Coloplast A/S (COLO-B.CO), a medical devices manufacturer, reported Tuesday a loss in its second quarter, compared to prior year's profit, mainly hurt by a hefty impairment loss related to Kerecis, despite higher revenues. Further, the firm reaffirmed fiscal 2026 outlook.
In Copenhagen, the shares were gaining around 0.37 percent, trading at 402.00 Danish kroner.
In the second quarter, the company recorded net loss of 971 million Danish kroner, compared to last year's profit of 912 million kroner. Loss per share was 4.31 kroner, compared to profit of 4.05 kroner a year ago.
The latest results were mainly hurt by a special impairment loss of 3.03 billion kroner related to Kerecis as a result of the slower market recovery now anticipated in the skin substitutes out-patient setting.
Adjusted earnings per share were 6.16 kroner, compared to 4.34 kroner a year ago.
Operating profit or EBIT before special items dropped 4 percent from last year to 1.82 billion kroner. Adjusted EBITDA fell 3 percent to 2.17 billion kroner.
The adjusted EBIT margin was 26 percent, against 27 percent last year.
Coloplast delivered Q2 organic growth of 6 percent and 6 percent EBIT growth1 in constant currencies. Strong quarter in Chronic Care and Interventional Urology, challenging quarter in Wound & Tissue Repair.

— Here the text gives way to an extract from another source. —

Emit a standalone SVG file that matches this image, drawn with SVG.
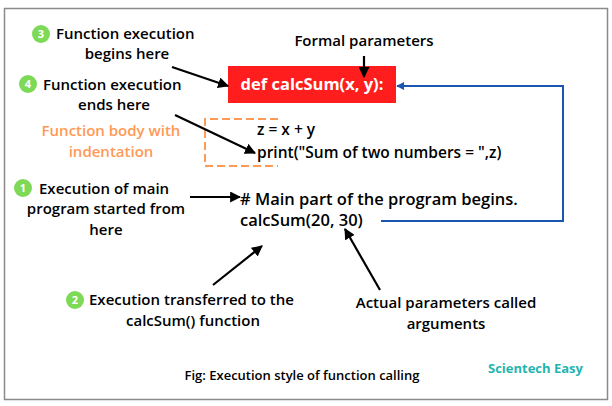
<svg xmlns="http://www.w3.org/2000/svg" width="612" height="406" viewBox="0 0 612 406">
<defs>
<marker id="ah" viewBox="0 0 10 10" refX="9" refY="5" markerWidth="5" markerHeight="5" orient="auto"><path d="M0,0L10,5L0,10z" fill="#000"/></marker>
<marker id="bh" viewBox="0 0 10 10" refX="9" refY="5" markerWidth="4" markerHeight="4" orient="auto"><path d="M0,0L10,5L0,10z" fill="#1a55b0"/></marker>
</defs>
<style>
text{font-family:"Open Sans","Liberation Sans",sans-serif;font-weight:600;fill:#000}
.l{font-size:15px}
.c{font-size:15.5px}
.n{font-size:11px;fill:#fff;text-anchor:middle;font-weight:700}
.m{text-anchor:middle}
.a{stroke:#000;stroke-width:2.2;fill:none;marker-end:url(#ah)}
</style>
<rect width="612" height="406" fill="#fff"/>
<rect x="4.5" y="8.5" width="603" height="391" fill="#fff" stroke="#8a8a8a" stroke-width="1.5"/>
<g id="n3"><circle cx="41" cy="34" r="9" fill="#7ed957"/><text class="n" x="41" y="38">3</text><text class="l" x="56" y="39">Function execution</text><text class="l m" x="127" y="59">begins here</text></g>
<g id="def"><rect x="228" y="66" width="168" height="37" fill="#ff1d1d"/><text x="312" y="90" class="m" style="font-size:16.5px;font-weight:700;fill:#fff">def calcSum(x, y):</text></g>
<g id="formal"><text class="l m" x="364" y="46">Formal parameters</text></g>
<g id="n4"><circle cx="28" cy="84" r="9" fill="#7ed957"/><text class="n" x="28" y="88">4</text><text class="l" x="43" y="90">Function execution</text><text class="l m" x="114" y="110">ends here</text></g>
<g id="body"><path d="M278,119H205V166H278" fill="none" stroke="#ff9955" stroke-width="2" stroke-dasharray="8,4"/><text class="l m" x="111" y="136" style="fill:#ff9955">Function body with</text><text class="l m" x="111" y="157" style="fill:#ff9955">indentation</text><text class="c" x="257" y="135">z = x + y</text><text class="c" x="257" y="158">print("Sum of two numbers = ",z)</text></g>
<g id="n1"><circle cx="23" cy="188" r="9" fill="#7ed957"/><text class="n" x="23" y="192">1</text><text class="l" x="39" y="194">Execution of main</text><text class="l m" x="106" y="214">program started from</text><text class="l m" x="106" y="235">here</text></g>
<g id="main"><text x="240" y="205" style="font-size:16.5px">#  Main part of the program begins.</text><text x="240" y="226" style="font-size:16.5px">calcSum(20, 30)</text></g>
<g id="n2"><circle cx="75" cy="300" r="9" fill="#7ed957"/><text class="n" x="75" y="304">2</text><text class="l" x="89" y="305">Execution transferred to the</text><text class="l m" x="193" y="326">calcSum() function</text></g>
<g id="actual"><text class="l m" x="446" y="308">Actual parameters called</text><text class="l m" x="446" y="329">arguments</text></g>
<g id="cap"><text x="302" y="380" class="m" style="font-size:13px">Fig: Execution style of function calling</text><text x="488" y="373" style="font-size:13px;fill:#1fb5b0;font-weight:700">Scientech Easy</text></g>
<g id="connectors">
<path class="a" d="M364,56V77"/>
<path class="a" d="M172,67L228,86"/>
<path class="a" d="M175,115L255,153"/>
<path class="a" d="M190,197H240"/>
<path class="a" d="M213,285L262,246"/>
<path class="a" d="M380,290L345,229"/>
<path d="M381,221H563V86H397" fill="none" stroke="#1a55b0" stroke-width="2" marker-end="url(#bh)"/>
</g>
</svg>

Revenue grew 2 percent to 7.08 billion kroner from 6.93 billion kroner last year, despite 4 percent points negative impact from currencies. Organic growth was 6 percent.
Further, the company said it will pay a half-year interim dividend of 5.00 kroner per share, for a total dividend pay-out of 1.13 billion kroner.
Looking ahead for fiscal 2026, Coloplast said it continues to project revenue growth at around 3 percent, with 2 percent to 3 percent-points negative impact from currencies, organic revenue growth at 5 percent to 6 percent, and adjusted EBIT growth in constant currencies of around 5 percent.
The annual results would include special items of around 3.1 billion kroner, reflecting the Kerecis impairment loss.